Eurogamer: You were also quoted as saying you think Boris Johnson is cute...
Konnie Huq: It happened back when the BBC were apologising for everything left, right and centre, and I was the face of BBC shame, because of the phone-in scandal - which was a genuine mistake. It was a phone-in for an appeal, it wasn't like we were lining our pockets.
Eurogamer: I had this vision you stuffing handfuls of pound coins in your bra.
Konnie Huq: No. I had given a quote for the London Freewheel Cycling event - "Cycling is fun and healthy for all the family," sort of thing. That's a mayor of London initiative, and Ken was mayor at the time, though they're doing it again this year under Boris.
Some Tory MP went to the BBC and said, "Oh, that means Konnie's politically offiliated." They were running scared so they apologised on my behalf. Then to redress the balance I said, "Look, I think Boris is great, he's really funny on Have I Got News For You," blah blah.
Then these interviewers, they like to take it all back to the base, don't they? Like your bed-wed thing. So I said, "I suppose Boris's hair is quite cute and floppy." That's all. I didn't say anything about his face or whatever. He's got good hair.
Eurogamer: Just before we say goodbye, I wanted to read you this text message from our web admin, Dan. 'Ellie, I was just wondering if you could tell Connie that I wuv her...'
Konnie Huq: Wuv? Does he mean love?
Eurogamer: Yeah, and he's spelled your name with a C, so he clearly doesn't wuv you that much - 'Mostly for what she said after she got hustled for the Olympic torch. And she's super hot.'
Konnie Huq: He's allowed to be dyslexic. Is he fit?
Eurogamer: I can't answer that, I work with him. I could get done for sexual harassment.
Konnie Huq: Wed, bed or push off a cliff?
Eurogamer: Um. I can't answer that.
Konnie Huq: Ha! See, it's not as easy as you think!
Eurogamer: I wouldn't push him off a cliff.

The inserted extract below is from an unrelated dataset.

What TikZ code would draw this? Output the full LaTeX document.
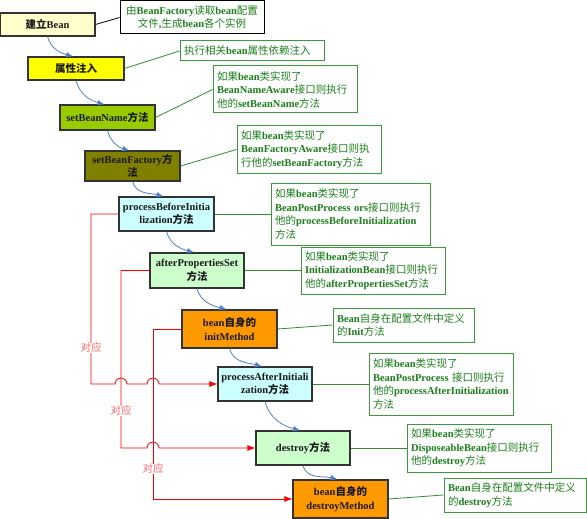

Konnie Huq: Why wouldn't you wed him? Is he a bit of an arsehole? Imagine if you wrote that: "Yeah, he's a bit of an arsehole, honestly speaking." Have you got a picture?
Eurogamer: No, sorry.
Konnie Huq: What does he look like? Is he a complete computer geek?
Eurogamer: No, he's relatively normal.
Konnie Huq: I'm going to check out your website. I'll email him.
SimAnimals is out in January for Wii and DS. At the time of writing, Konnie Huq has not emailed Dan Pearson.